→ **What you should do**
Copy each of the entries below faithfully, setting aside any pictures.

→ **Given records**
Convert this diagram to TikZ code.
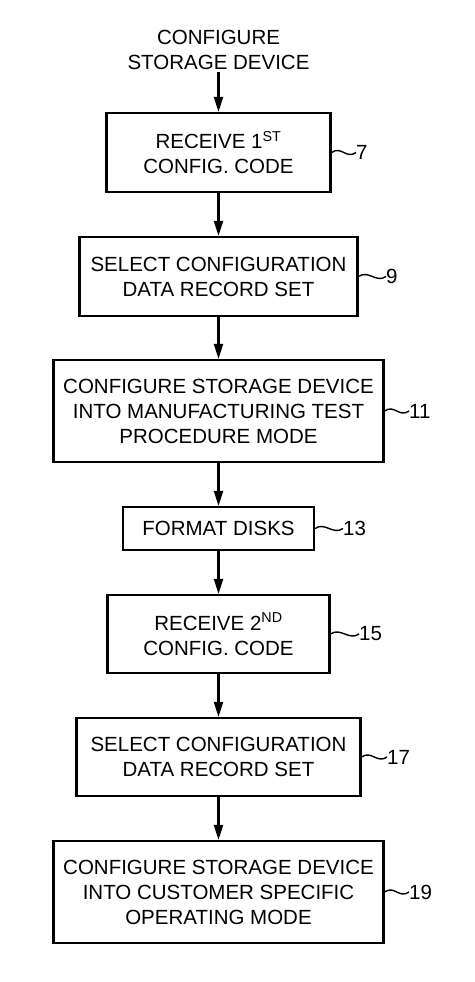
\documentclass[tikz,border=0pt]{standalone}
\usepackage{fontspec}
\setmainfont{Liberation Sans}
\usetikzlibrary{arrows.meta}
\begin{document}
\begin{tikzpicture}[x=1pt,y=-1pt,
  txt/.style={align=center, inner sep=0pt, font=\fontsize{20.5}{25}\selectfont},
  box/.style={txt, draw, line width=2.1pt},
  lbl/.style={inner sep=0pt, anchor=west, font=\fontsize{20.5}{25}\selectfont},
  arr/.style={line width=2.1pt, -{Triangle[length=15pt,width=9pt]}},
  tl/.style={line width=1.4pt}]
\useasboundingbox (0,0) rectangle (474,982);
\node[txt] (t) at (218.5,49.5) {CONFIGURE\\STORAGE DEVICE};
\node[box, minimum width=224pt, minimum height=79pt] (b7) at (218.5,152.5) {RECEIVE 1\textsuperscript{ST}\\CONFIG. CODE};
\node[box, minimum width=278pt, minimum height=79pt] (b9) at (218.5,276.5) {SELECT CONFIGURATION\\DATA RECORD SET};
\node[box, minimum width=330pt, minimum height=102pt] (b11) at (218.5,411) {CONFIGURE STORAGE DEVICE\\INTO MANUFACTURING TEST\\PROCEDURE MODE};
\node[box, minimum width=191pt, minimum height=43pt] (b13) at (218.5,528.5) {FORMAT DISKS};
\node[box, minimum width=222pt, minimum height=78pt] (b15) at (218.5,634) {RECEIVE 2\textsuperscript{ND}\\CONFIG. CODE};
\node[box, minimum width=284pt, minimum height=78pt] (b17) at (218.5,757) {SELECT CONFIGURATION\\DATA RECORD SET};
\node[box, minimum width=330pt, minimum height=102pt] (b19) at (218.5,892) {CONFIGURE STORAGE DEVICE\\INTO CUSTOMER SPECIFIC\\OPERATING MODE};
\draw[arr, shorten <=3pt] (t) -- (b7);
\draw[arr] (b7) -- (b9);
\draw[arr] (b9) -- (b11);
\draw[arr] (b11) -- (b13);
\draw[arr] (b13) -- (b15);
\draw[arr] (b15) -- (b17);
\draw[arr] (b17) -- (b19);
\node[lbl] (l7) at (356,152.5) {7};
\node[lbl] (l9) at (386,276.5) {9};
\node[lbl] (l11) at (409,411) {11};
\node[lbl] (l13) at (343,528.5) {13};
\node[lbl] (l15) at (359,634) {15};
\node[lbl] (l17) at (387,757) {17};
\node[lbl] (l19) at (409,892) {19};
\foreach \b/\l in {b7/l7,b9/l9,b11/l11,b13/l13,b15/l15,b17/l17,b19/l19}
  \draw[tl] (\b.east) .. controls +(10,-7) and +(-10,7) .. (\l.west);
\end{tikzpicture}
\end{document}
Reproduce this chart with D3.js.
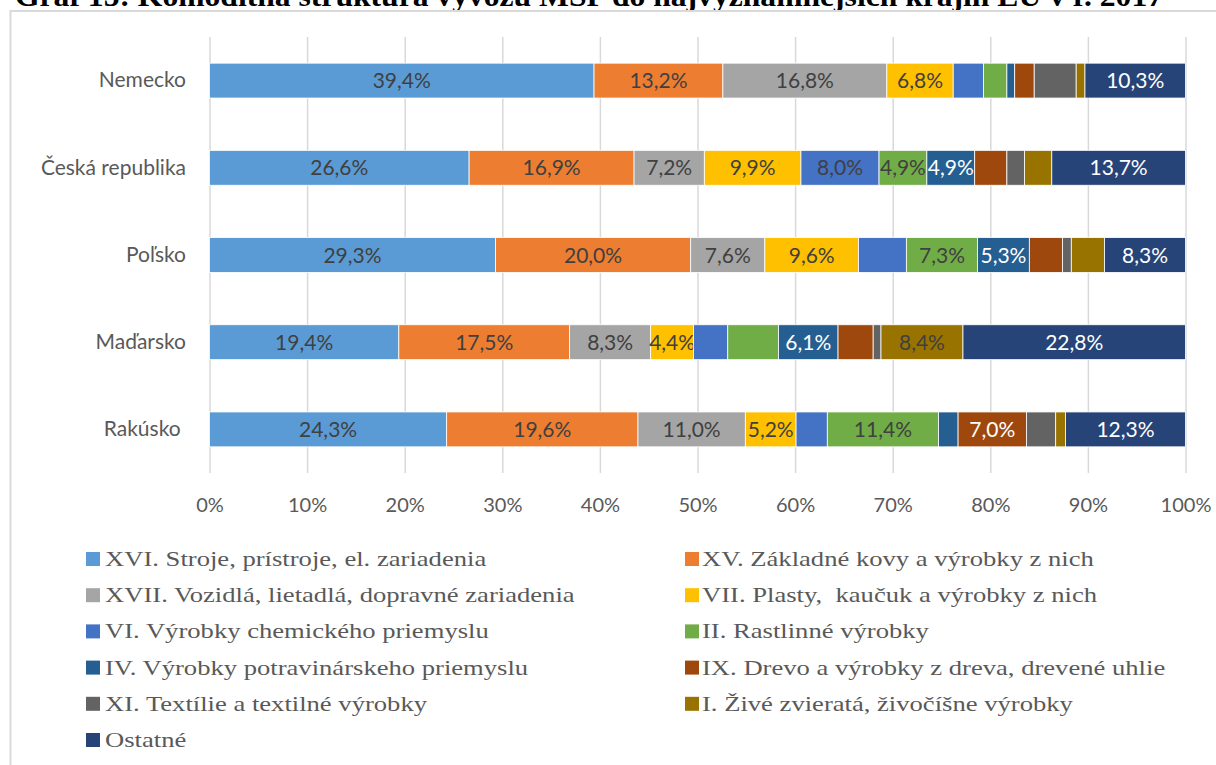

→ **Written solution**
Convert this diagram to TikZ code.
\documentclass[tikz,border=0pt]{standalone}
\usepackage{fontspec}
\setmainfont{Liberation Sans}
\usetikzlibrary{arrows.meta}
\begin{document}
\begin{tikzpicture}[x=1pt,y=-1pt,
  txt/.style={align=center, inner sep=0pt, font=\fontsize{20.5}{25}\selectfont},
  box/.style={txt, draw, line width=2.1pt},
  lbl/.style={inner sep=0pt, anchor=west, font=\fontsize{20.5}{25}\selectfont},
  arr/.style={line width=2.1pt, -{Triangle[length=15pt,width=9pt]}},
  tl/.style={line width=1.4pt}]
\useasboundingbox (0,0) rectangle (474,982);
\node[txt] (t) at (218.5,49.5) {CONFIGURE\\STORAGE DEVICE};
\node[box, minimum width=224pt, minimum height=79pt] (b7) at (218.5,152.5) {RECEIVE 1\textsuperscript{ST}\\CONFIG. CODE};
\node[box, minimum width=278pt, minimum height=79pt] (b9) at (218.5,276.5) {SELECT CONFIGURATION\\DATA RECORD SET};
\node[box, minimum width=330pt, minimum height=102pt] (b11) at (218.5,411) {CONFIGURE STORAGE DEVICE\\INTO MANUFACTURING TEST\\PROCEDURE MODE};
\node[box, minimum width=191pt, minimum height=43pt] (b13) at (218.5,528.5) {FORMAT DISKS};
\node[box, minimum width=222pt, minimum height=78pt] (b15) at (218.5,634) {RECEIVE 2\textsuperscript{ND}\\CONFIG. CODE};
\node[box, minimum width=284pt, minimum height=78pt] (b17) at (218.5,757) {SELECT CONFIGURATION\\DATA RECORD SET};
\node[box, minimum width=330pt, minimum height=102pt] (b19) at (218.5,892) {CONFIGURE STORAGE DEVICE\\INTO CUSTOMER SPECIFIC\\OPERATING MODE};
\draw[arr, shorten <=3pt] (t) -- (b7);
\draw[arr] (b7) -- (b9);
\draw[arr] (b9) -- (b11);
\draw[arr] (b11) -- (b13);
\draw[arr] (b13) -- (b15);
\draw[arr] (b15) -- (b17);
\draw[arr] (b17) -- (b19);
\node[lbl] (l7) at (356,152.5) {7};
\node[lbl] (l9) at (386,276.5) {9};
\node[lbl] (l11) at (409,411) {11};
\node[lbl] (l13) at (343,528.5) {13};
\node[lbl] (l15) at (359,634) {15};
\node[lbl] (l17) at (387,757) {17};
\node[lbl] (l19) at (409,892) {19};
\foreach \b/\l in {b7/l7,b9/l9,b11/l11,b13/l13,b15/l15,b17/l17,b19/l19}
  \draw[tl] (\b.east) .. controls +(10,-7) and +(-10,7) .. (\l.west);
\end{tikzpicture}
\end{document}
Reproduce this chart with D3.js.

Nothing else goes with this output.